Even though Reisz’s Her Halloween Treat is tropishly run-of-the-mill, it has stylistic qualities that Miss Bates loved. Reisz is a master-prose-writer. The writing and nuance with which she portrays Joey and Chris’s increasingly-deeper relationship convinces the reader of their love despite the sex-overemphasis. But it is Reisz’s wry wit that Miss Bates most enjoyed. It was evident from the opening page, as Reisz introduces us to her heroine:
Jolene. Who did that? Who named their daughter after the most notorious other woman in country music? Once she’d learned who she was named after, Jolene became Joey and there was no going back. And yet just two days ago she’d learned the ugliest truth of her life – she’d been sleeping with a married man. For two years.

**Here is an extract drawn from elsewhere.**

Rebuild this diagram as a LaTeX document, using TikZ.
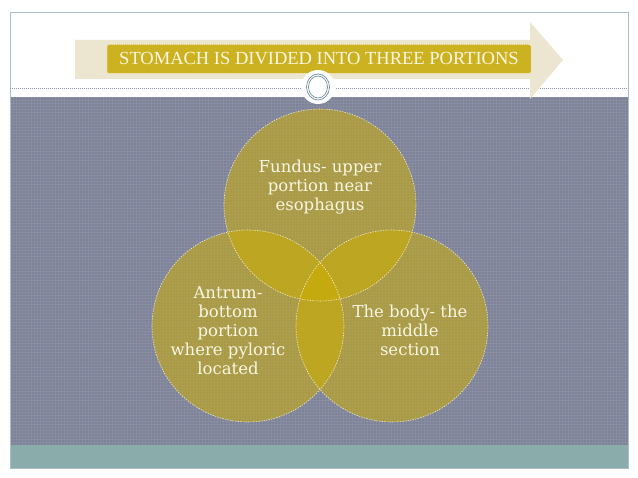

Spare, sadly poking at her character, yet, the allusion to the country song makes the opening paragraph. One of Miss Bates’s favourite exchanges comes when Joey and Chris are getting reacquainted, talking about Chris’s work:
“You picked the color?” she asked.
“I did, yeah.”
“I love it. I wouldn’t have thought a color so dark would look great in here but it does.”
“Dark warm colors work best in low-light rooms.”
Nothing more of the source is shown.